# Which is the better surf casting reel? Penn 555GS or saltist



## huntin4sharks (Aug 5, 2009)

the Penn 555GS Graphite Series Reel or the Diawa saltist 30h?
distance, drag, capcity?


----------



## Newsjeff (Jul 22, 2004)

The Penn 555 is the same size as the Saltist 50. 

A better comparison is the Penn 535 and Saltist 30. 

Having owned both, I prefer the Saltist 30.

If you want a 50 size reel, I'd again suggest the Daiwa.


----------



## sprtsracer (Apr 27, 2005)

And if you want a REAL surfcasting reel, look at the Penn 525 Mag if you are fishing for food fish. If you're looking for sharks over 6 feet, buy a yak and a Penn Senator.


----------



## mud (Sep 23, 2007)

like comparing a 4wheel drive f150 to a corvette???? Makes no since different classes all together


----------



## sprtsracer (Apr 27, 2005)

mud said:


> like comparing a 4wheel drive f150 to a corvette???? Makes no since different classes all together


My point exactly! The name "huntin4sharks" doesn't imply anything the Saltist 30 would handle, unless they are small ones! A 525 MAG will handle the small ones, and also catch Tons of food fish! When one starts asking about line capacity and drag...that takes us to another level, which is why I say *yak and Senator!*


----------



## berryc516 (Jun 22, 2005)

Yup...don't compare the 555 to a smaller Saltist...the Penn's need all the help they can get  opcorn:

Lets put it this way: I have a Saltist 50, Penn 535 and Penn 525 and the Saltist is smoother than either of the Penn's (though I like both of them). I would actually put the penn's as being more similar to my sealines from Diawa in my opinion.
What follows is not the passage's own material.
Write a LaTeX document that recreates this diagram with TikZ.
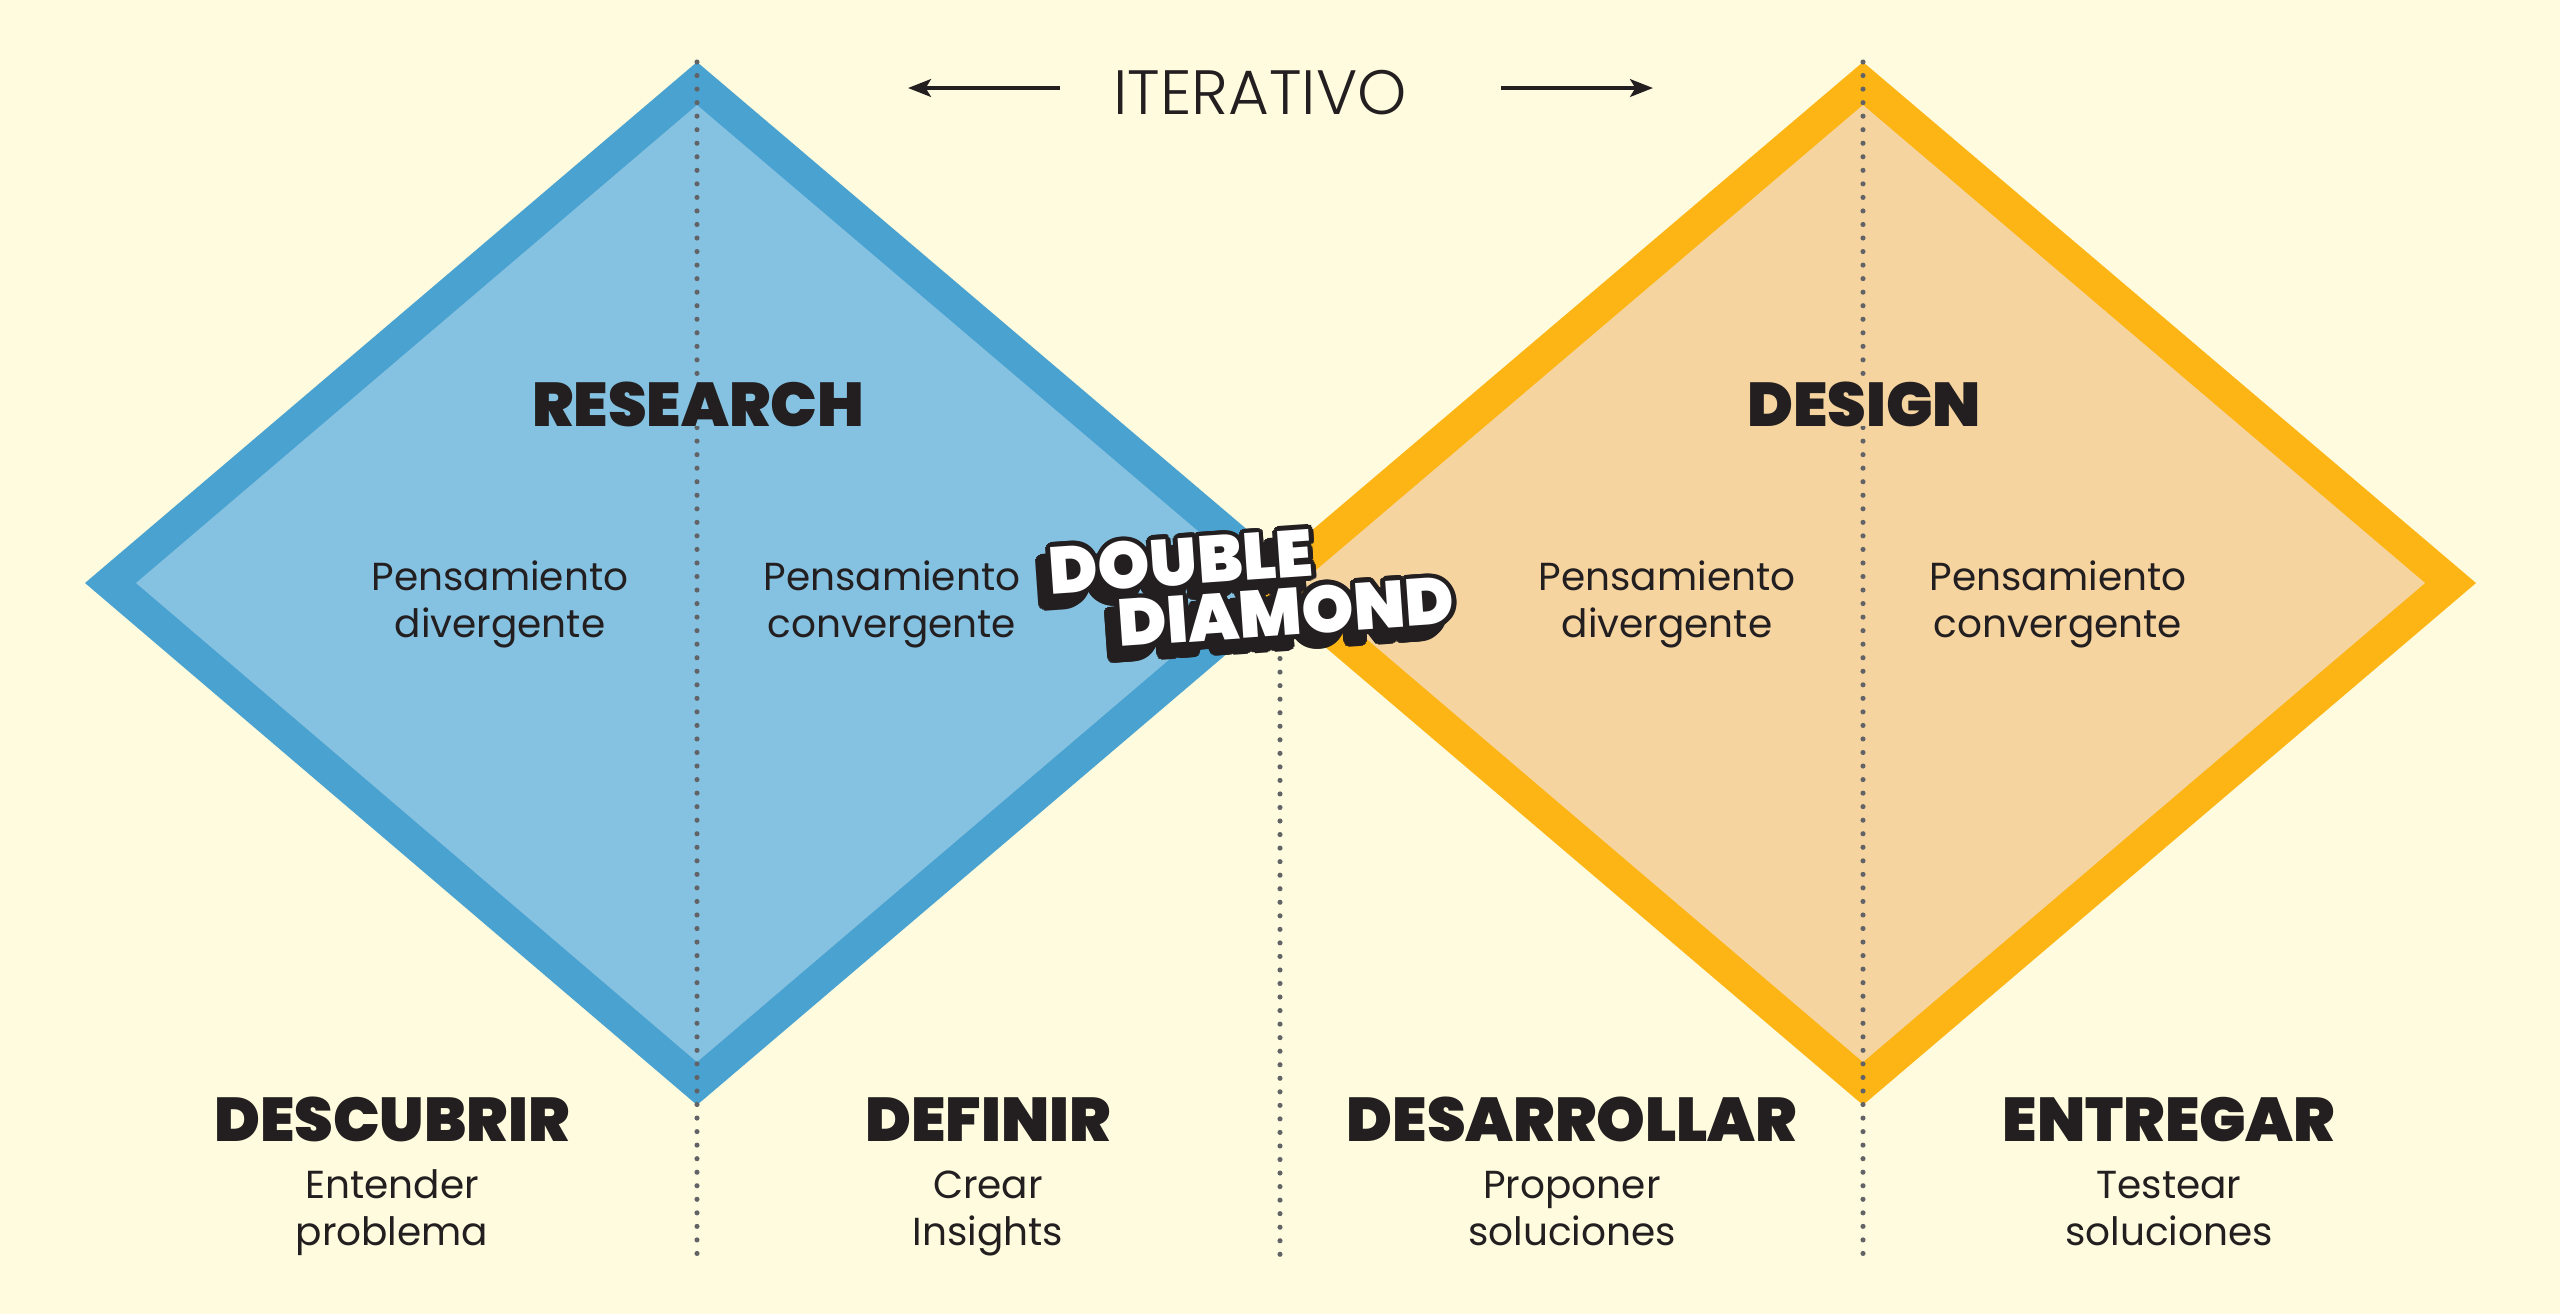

If you are looking for a tough, high line capacity reel with a serious drag, go with the Saltist 50. If you are looking for something a little more moderate, go with a Saltist 30 or 40.

Tough to beat a saltist...If I had bought a saltist first, I am not sure if I would have much else


----------



## berryc516 (Jun 22, 2005)

Just for clarity...not suggesting I can cast the Saltist 50 as far as I can the 525...

But the 50 *IS* smoother and more enjoyable for me...


----------



## treydunn48 (Apr 9, 2008)

The one 555 i still own is a workhorse reel it goes back to the ford and corvette therory the saltist is smoother but is more high maintenance than a penn while a penn can be used and dunked etc and still work great without to much maintenance required


----------



## Drumdum (Jan 6, 2003)

treydunn48 said:


> The one 555 i still own is a workhorse reel it goes back to the ford and corvette therory the saltist is smoother but is more high maintenance than a penn while a penn can be used and dunked etc and still work great without to much maintenance required


 Saltist is a pretty durable reel as well... Bought two a couple of yrs ago,even after a few dunkings apiece,drags still great,cast great,and still smooth.. Being one of those folks that can break an anvil with a rubber mallet,and still catch a few fish,the reel speaks for itself on durability,jmo..

If I were buying a pinrig reel,or a "semibigshark" reel it would be a saltist 50.. Many of the boat captians in Hatteras that butterfly jig and wreckfish down here use saltist,they don't buy or rebuild reels every yr,promise.... 

PS,I've never owned a 555,although have casted one.. Without a doubt,the saltist is a better casting reel......


----------



## shaggy (Jun 18, 2003)

Me, I like my 535GS for sharking, holds decent amount of line fairly castable to me, and can taken a beating (I know been there done that) used the 525mag for stripers, blues and drum, but now its a backup backup to the Blue Yonder, which backs up my two Avet SX.


----------



## treydunn48 (Apr 9, 2008)

Btw ive never owned nor thrown a saltist so i couldnt honestly give comparison but the 555 is easier on the wallet if you are new to the game and my first went thru hell before i retierd it.....excellent for smoker mackeral or other big fish with softer mouths


----------



## eric (Oct 24, 2007)

the largest reel id use on the surf, CASTING it.. would be a daiwa 40.
which is the same size as a penn 545. 

the daiwas is definitely smoother then then the penns.


----------